> SOURCE RECORDS
— start —

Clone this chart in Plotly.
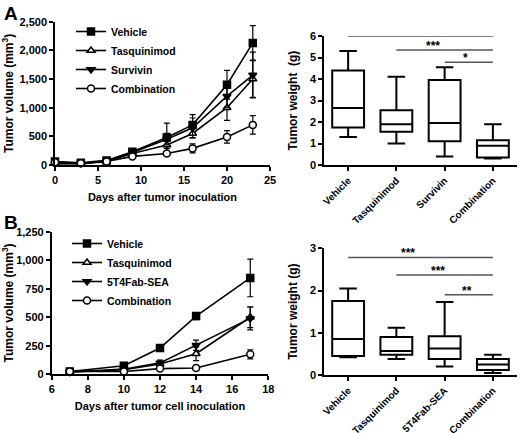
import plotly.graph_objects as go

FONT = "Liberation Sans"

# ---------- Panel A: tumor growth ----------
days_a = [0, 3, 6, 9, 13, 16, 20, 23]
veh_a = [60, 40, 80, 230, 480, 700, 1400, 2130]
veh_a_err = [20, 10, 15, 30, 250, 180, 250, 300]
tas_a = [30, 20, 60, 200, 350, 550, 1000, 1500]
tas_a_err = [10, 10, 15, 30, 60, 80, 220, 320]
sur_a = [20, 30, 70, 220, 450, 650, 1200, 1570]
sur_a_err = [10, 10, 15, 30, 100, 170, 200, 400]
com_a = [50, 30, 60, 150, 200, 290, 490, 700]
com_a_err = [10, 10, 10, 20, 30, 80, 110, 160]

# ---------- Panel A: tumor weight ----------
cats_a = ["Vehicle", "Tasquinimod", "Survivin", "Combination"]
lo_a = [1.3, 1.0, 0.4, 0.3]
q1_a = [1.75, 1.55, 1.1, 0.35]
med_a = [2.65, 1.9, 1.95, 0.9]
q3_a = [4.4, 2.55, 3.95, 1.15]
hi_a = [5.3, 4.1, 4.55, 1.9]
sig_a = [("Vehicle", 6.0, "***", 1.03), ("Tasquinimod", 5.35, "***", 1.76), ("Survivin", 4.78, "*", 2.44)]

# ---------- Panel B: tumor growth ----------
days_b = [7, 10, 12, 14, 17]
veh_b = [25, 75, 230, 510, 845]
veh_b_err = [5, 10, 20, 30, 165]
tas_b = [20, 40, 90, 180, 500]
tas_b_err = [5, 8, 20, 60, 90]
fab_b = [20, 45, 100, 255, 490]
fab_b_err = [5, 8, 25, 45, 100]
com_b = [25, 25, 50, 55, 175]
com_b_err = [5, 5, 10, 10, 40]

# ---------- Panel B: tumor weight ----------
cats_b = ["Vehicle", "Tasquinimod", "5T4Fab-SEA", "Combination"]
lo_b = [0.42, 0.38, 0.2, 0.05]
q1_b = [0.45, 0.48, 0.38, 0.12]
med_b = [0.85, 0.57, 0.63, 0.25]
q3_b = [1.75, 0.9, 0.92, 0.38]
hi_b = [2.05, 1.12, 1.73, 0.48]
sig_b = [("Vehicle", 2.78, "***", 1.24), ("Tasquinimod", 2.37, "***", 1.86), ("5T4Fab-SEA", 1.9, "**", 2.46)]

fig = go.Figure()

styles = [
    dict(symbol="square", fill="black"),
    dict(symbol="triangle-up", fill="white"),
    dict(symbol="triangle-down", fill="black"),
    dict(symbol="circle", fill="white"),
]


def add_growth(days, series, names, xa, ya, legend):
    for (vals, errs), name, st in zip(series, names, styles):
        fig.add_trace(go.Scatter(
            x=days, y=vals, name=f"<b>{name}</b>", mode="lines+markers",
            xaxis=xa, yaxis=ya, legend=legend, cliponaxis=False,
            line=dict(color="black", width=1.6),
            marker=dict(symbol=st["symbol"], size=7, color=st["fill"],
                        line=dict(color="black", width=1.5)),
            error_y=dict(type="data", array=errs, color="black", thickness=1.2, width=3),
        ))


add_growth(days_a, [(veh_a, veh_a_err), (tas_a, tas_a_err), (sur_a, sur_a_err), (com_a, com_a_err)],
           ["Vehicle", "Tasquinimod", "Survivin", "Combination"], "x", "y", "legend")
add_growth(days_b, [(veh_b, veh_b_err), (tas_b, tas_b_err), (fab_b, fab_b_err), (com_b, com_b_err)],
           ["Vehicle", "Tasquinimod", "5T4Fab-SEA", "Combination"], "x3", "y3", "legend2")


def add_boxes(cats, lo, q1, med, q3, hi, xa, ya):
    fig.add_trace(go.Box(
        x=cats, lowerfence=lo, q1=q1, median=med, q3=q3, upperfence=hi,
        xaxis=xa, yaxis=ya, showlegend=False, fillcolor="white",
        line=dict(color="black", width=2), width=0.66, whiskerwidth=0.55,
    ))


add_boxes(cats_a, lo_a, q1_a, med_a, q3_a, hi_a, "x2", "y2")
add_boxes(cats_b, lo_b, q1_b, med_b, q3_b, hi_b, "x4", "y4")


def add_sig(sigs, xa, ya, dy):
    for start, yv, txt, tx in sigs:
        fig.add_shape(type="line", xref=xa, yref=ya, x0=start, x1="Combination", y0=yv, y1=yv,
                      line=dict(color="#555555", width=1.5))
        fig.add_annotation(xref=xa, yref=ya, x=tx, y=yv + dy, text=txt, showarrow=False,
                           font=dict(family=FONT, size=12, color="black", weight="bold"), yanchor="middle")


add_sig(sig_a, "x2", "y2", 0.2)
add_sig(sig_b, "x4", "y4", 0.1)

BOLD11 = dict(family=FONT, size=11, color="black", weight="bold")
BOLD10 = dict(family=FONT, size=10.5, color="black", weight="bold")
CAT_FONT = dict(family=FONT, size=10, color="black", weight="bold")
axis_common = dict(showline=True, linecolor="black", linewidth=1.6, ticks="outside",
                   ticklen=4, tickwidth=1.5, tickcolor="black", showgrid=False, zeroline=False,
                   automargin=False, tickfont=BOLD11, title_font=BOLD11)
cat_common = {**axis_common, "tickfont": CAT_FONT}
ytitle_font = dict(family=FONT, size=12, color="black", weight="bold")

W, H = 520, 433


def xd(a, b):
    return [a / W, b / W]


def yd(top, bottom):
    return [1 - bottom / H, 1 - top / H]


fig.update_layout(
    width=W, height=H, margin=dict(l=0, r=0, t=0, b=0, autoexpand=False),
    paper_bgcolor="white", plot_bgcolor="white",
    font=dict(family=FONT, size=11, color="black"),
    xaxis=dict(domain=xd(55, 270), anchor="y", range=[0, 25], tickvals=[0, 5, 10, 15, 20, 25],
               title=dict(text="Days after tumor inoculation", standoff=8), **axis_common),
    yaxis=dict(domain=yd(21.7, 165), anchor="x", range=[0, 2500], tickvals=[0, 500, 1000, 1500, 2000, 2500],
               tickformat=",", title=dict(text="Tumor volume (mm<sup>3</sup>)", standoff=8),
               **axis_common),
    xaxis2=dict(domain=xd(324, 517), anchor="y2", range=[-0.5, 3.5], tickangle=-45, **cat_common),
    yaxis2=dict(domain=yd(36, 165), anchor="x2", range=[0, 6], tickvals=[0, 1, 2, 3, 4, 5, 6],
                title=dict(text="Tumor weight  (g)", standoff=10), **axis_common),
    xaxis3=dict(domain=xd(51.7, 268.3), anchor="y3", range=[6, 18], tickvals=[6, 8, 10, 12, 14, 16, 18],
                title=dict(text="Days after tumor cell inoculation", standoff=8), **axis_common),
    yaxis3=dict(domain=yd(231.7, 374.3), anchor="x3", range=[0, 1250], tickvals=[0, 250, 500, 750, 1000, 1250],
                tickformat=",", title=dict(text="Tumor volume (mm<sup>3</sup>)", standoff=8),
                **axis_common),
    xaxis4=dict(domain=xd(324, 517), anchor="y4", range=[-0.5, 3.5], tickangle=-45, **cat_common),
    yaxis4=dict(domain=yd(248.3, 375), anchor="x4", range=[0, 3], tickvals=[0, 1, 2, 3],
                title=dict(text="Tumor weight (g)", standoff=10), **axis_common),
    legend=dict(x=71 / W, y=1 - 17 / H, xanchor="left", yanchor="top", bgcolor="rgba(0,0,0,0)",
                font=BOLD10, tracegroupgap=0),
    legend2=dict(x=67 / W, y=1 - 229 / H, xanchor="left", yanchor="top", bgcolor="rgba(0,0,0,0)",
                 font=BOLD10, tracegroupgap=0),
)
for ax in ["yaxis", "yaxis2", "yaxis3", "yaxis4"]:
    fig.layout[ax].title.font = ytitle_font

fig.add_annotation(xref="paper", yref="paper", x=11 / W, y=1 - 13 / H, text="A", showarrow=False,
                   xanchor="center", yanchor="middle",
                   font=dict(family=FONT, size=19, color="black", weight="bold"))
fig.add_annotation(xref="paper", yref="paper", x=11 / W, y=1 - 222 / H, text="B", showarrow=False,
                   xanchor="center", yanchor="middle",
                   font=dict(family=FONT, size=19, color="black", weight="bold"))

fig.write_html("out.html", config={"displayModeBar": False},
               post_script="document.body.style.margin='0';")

— end —
— start —

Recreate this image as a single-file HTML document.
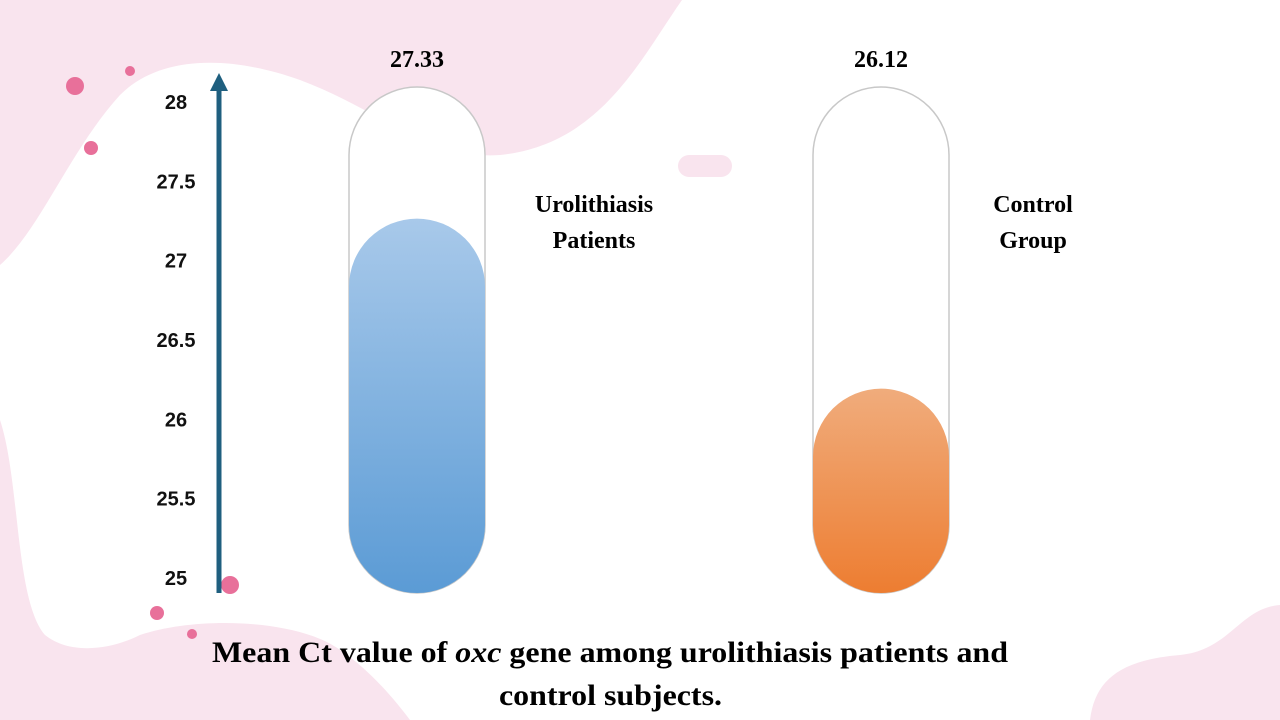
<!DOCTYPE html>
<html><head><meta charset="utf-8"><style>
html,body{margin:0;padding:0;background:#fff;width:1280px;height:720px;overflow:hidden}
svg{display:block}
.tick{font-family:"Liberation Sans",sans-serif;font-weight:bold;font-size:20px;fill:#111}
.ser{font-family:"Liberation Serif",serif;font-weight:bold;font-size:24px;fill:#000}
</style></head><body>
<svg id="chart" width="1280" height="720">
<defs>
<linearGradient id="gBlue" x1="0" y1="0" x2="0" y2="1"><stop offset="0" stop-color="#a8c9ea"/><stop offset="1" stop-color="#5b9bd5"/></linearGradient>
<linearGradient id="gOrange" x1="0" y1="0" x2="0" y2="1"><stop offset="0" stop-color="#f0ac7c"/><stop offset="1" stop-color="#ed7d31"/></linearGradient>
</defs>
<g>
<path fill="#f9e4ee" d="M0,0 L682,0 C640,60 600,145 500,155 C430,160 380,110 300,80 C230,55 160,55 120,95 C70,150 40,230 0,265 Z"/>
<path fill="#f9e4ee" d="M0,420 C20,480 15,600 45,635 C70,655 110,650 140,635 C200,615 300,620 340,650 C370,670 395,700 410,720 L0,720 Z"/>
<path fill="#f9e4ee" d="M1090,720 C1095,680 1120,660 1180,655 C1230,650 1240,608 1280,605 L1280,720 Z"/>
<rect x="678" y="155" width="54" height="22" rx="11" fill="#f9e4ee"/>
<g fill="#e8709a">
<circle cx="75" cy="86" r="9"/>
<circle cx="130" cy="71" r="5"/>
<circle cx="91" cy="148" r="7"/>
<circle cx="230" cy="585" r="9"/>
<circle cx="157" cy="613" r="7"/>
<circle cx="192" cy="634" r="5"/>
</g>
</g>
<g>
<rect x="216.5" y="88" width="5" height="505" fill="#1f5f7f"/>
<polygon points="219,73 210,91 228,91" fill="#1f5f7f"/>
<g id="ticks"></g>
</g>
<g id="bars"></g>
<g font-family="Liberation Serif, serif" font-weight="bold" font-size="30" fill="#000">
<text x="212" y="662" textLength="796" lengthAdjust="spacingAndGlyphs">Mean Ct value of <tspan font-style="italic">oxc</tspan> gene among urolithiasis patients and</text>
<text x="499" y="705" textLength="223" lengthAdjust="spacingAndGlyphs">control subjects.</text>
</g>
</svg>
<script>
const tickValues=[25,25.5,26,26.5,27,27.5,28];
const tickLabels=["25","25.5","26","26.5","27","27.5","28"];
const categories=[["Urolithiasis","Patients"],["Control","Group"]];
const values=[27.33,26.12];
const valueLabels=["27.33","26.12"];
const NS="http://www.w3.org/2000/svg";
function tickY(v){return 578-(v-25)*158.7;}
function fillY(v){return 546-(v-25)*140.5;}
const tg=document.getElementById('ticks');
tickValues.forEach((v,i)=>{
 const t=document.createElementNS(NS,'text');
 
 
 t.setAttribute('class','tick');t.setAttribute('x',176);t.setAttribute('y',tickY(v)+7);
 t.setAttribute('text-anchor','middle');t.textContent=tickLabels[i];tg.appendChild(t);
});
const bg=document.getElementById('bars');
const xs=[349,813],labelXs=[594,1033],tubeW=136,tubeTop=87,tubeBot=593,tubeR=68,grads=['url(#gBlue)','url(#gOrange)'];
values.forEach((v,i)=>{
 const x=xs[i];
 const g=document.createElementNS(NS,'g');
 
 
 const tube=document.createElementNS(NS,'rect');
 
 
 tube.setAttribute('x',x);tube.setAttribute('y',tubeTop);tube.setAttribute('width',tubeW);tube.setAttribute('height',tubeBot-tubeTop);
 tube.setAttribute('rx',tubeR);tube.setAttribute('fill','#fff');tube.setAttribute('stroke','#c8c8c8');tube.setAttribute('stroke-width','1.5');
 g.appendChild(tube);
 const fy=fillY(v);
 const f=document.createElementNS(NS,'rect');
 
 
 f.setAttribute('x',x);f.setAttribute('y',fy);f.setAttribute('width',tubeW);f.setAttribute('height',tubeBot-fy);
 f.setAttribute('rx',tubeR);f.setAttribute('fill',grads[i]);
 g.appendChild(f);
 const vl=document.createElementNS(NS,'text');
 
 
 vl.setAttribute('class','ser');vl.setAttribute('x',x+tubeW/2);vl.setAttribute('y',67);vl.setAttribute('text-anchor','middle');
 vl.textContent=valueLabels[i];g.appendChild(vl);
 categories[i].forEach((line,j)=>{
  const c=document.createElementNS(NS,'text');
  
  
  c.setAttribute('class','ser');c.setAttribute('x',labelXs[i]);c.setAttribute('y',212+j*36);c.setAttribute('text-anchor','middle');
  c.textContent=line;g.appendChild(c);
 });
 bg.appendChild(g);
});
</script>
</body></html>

— end —
— start —

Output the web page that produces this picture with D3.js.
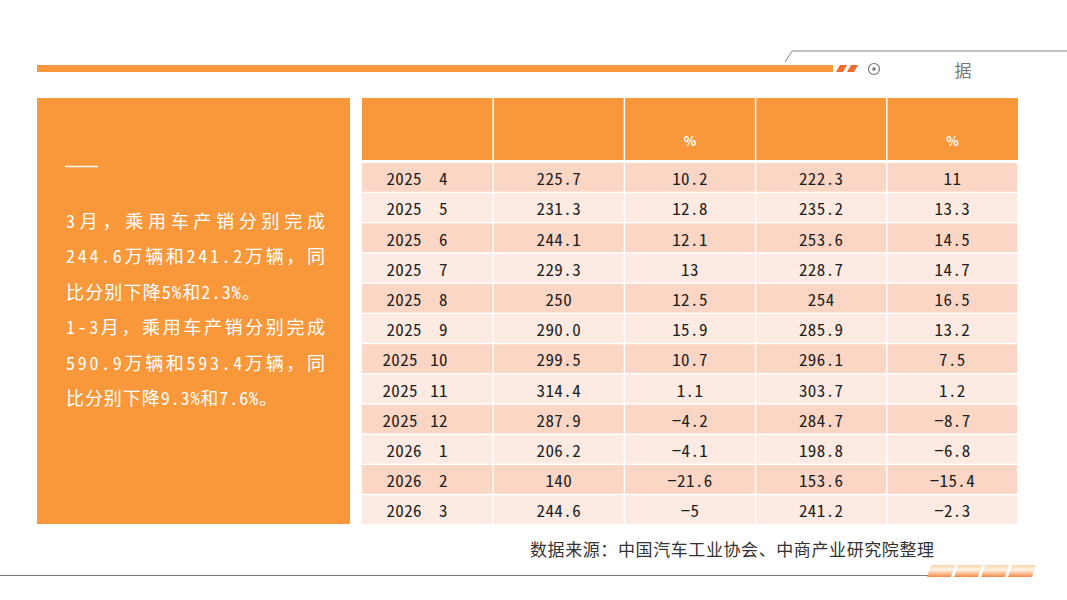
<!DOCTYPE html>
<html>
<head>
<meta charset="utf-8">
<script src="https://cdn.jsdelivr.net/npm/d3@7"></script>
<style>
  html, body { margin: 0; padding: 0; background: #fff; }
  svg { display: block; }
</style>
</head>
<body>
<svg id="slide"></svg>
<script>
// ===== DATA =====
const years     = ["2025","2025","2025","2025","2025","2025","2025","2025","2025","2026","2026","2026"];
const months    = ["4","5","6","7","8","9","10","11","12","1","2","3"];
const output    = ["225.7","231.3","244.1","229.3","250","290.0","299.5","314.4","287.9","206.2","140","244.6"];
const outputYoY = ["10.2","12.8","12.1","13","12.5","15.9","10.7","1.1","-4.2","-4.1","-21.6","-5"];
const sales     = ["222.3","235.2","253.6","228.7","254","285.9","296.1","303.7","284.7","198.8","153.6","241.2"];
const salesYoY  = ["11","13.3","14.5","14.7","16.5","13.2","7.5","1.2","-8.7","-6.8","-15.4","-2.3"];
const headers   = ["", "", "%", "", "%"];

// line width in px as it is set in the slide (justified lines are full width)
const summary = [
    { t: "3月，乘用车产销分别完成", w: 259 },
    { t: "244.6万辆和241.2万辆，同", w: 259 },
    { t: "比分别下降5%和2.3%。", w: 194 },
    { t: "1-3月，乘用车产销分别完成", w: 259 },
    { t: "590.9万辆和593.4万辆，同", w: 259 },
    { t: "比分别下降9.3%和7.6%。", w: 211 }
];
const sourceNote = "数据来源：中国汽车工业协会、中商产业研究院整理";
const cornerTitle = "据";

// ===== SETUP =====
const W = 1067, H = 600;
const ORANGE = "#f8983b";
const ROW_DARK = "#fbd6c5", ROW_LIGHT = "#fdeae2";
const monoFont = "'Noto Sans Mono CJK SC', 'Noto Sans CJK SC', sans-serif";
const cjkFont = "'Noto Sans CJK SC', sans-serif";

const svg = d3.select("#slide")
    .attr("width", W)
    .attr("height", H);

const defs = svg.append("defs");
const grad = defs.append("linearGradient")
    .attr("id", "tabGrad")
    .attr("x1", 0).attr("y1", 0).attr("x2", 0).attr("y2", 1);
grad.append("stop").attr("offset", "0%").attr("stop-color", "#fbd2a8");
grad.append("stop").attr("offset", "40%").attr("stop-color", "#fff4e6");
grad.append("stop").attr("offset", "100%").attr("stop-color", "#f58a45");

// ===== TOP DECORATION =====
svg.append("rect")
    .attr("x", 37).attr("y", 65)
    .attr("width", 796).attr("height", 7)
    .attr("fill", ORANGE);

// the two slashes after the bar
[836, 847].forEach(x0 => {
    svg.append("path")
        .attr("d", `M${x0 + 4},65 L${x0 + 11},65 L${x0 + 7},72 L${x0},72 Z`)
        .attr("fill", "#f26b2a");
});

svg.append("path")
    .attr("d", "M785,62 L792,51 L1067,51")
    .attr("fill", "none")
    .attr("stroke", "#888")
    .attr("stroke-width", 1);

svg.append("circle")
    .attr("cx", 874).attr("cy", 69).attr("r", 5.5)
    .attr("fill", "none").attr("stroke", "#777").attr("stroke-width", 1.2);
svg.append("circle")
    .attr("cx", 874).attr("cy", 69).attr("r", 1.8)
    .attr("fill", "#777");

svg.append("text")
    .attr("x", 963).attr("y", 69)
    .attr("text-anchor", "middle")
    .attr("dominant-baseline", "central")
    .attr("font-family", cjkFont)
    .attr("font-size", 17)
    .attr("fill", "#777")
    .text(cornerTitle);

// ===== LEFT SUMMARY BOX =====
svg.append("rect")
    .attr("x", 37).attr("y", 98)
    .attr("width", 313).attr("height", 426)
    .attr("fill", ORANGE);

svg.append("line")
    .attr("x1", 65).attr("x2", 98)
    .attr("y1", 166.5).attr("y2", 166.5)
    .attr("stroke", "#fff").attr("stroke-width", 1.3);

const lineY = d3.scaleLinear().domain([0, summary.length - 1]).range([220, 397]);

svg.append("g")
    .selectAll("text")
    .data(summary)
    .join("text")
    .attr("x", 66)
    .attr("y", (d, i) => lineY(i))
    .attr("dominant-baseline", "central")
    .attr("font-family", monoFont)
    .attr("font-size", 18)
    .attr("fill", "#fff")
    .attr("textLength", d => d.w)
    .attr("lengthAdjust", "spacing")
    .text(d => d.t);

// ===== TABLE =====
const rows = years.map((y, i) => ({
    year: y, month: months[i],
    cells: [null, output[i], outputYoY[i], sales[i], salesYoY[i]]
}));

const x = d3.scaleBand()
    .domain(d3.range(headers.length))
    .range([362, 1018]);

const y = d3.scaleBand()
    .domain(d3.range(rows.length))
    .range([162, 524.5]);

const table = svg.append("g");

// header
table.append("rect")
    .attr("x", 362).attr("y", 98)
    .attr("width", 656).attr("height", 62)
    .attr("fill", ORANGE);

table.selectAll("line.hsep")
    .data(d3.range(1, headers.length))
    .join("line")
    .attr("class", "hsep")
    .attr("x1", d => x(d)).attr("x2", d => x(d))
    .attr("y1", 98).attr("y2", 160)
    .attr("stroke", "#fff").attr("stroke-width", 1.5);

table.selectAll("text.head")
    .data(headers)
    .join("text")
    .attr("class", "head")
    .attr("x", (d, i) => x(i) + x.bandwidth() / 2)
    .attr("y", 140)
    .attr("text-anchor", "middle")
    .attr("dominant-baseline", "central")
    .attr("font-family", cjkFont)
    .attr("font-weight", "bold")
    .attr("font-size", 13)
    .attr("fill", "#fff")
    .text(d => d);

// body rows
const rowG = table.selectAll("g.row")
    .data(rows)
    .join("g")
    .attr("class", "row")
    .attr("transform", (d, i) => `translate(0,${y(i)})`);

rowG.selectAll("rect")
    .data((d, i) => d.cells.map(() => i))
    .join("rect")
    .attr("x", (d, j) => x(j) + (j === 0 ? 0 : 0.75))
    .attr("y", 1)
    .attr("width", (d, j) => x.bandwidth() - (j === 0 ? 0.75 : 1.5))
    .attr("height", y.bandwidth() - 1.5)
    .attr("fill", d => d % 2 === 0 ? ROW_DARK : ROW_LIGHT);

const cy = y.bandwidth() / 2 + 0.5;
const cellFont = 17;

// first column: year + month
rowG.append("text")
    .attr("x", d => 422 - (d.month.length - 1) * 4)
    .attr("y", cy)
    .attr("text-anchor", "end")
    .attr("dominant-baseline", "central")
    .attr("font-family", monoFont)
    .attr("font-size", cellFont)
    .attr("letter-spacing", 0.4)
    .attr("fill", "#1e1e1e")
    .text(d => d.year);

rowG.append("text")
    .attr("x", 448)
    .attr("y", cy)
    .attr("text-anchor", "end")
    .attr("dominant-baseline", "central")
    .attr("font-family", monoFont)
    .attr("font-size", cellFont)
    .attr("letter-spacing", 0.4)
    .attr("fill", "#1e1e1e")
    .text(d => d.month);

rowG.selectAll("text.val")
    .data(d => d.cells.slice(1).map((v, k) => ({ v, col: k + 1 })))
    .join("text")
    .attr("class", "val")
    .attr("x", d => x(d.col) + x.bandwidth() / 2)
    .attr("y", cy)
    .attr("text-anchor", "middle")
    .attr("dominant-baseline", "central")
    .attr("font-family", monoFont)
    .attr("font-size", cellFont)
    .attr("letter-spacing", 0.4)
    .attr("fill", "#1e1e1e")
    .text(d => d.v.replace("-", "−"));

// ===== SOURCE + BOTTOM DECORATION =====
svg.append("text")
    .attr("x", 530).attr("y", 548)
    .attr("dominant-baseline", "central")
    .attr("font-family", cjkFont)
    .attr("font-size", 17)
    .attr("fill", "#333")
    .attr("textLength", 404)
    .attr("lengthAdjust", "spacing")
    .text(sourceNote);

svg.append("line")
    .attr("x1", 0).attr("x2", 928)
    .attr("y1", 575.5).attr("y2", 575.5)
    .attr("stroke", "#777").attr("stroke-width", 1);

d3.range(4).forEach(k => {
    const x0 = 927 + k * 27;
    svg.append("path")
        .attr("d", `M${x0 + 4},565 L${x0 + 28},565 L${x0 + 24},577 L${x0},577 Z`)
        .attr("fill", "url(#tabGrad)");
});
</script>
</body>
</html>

— end —

Leaving the pictures out, write out exactly the lines from the line containing "Clone this chart in Plotly." through the line containing "fig = go.Figure()", both included.

> FULL ANSWER
Clone this chart in Plotly.
import plotly.graph_objects as go

FONT = "Liberation Sans"

# ---------- Panel A: tumor growth ----------
days_a = [0, 3, 6, 9, 13, 16, 20, 23]
veh_a = [60, 40, 80, 230, 480, 700, 1400, 2130]
veh_a_err = [20, 10, 15, 30, 250, 180, 250, 300]
tas_a = [30, 20, 60, 200, 350, 550, 1000, 1500]
tas_a_err = [10, 10, 15, 30, 60, 80, 220, 320]
sur_a = [20, 30, 70, 220, 450, 650, 1200, 1570]
sur_a_err = [10, 10, 15, 30, 100, 170, 200, 400]
com_a = [50, 30, 60, 150, 200, 290, 490, 700]
com_a_err = [10, 10, 10, 20, 30, 80, 110, 160]

# ---------- Panel A: tumor weight ----------
cats_a = ["Vehicle", "Tasquinimod", "Survivin", "Combination"]
lo_a = [1.3, 1.0, 0.4, 0.3]
q1_a = [1.75, 1.55, 1.1, 0.35]
med_a = [2.65, 1.9, 1.95, 0.9]
q3_a = [4.4, 2.55, 3.95, 1.15]
hi_a = [5.3, 4.1, 4.55, 1.9]
sig_a = [("Vehicle", 6.0, "***", 1.03), ("Tasquinimod", 5.35, "***", 1.76), ("Survivin", 4.78, "*", 2.44)]

# ---------- Panel B: tumor growth ----------
days_b = [7, 10, 12, 14, 17]
veh_b = [25, 75, 230, 510, 845]
veh_b_err = [5, 10, 20, 30, 165]
tas_b = [20, 40, 90, 180, 500]
tas_b_err = [5, 8, 20, 60, 90]
fab_b = [20, 45, 100, 255, 490]
fab_b_err = [5, 8, 25, 45, 100]
com_b = [25, 25, 50, 55, 175]
com_b_err = [5, 5, 10, 10, 40]

# ---------- Panel B: tumor weight ----------
cats_b = ["Vehicle", "Tasquinimod", "5T4Fab-SEA", "Combination"]
lo_b = [0.42, 0.38, 0.2, 0.05]
q1_b = [0.45, 0.48, 0.38, 0.12]
med_b = [0.85, 0.57, 0.63, 0.25]
q3_b = [1.75, 0.9, 0.92, 0.38]
hi_b = [2.05, 1.12, 1.73, 0.48]
sig_b = [("Vehicle", 2.78, "***", 1.24), ("Tasquinimod", 2.37, "***", 1.86), ("5T4Fab-SEA", 1.9, "**", 2.46)]

fig = go.Figure()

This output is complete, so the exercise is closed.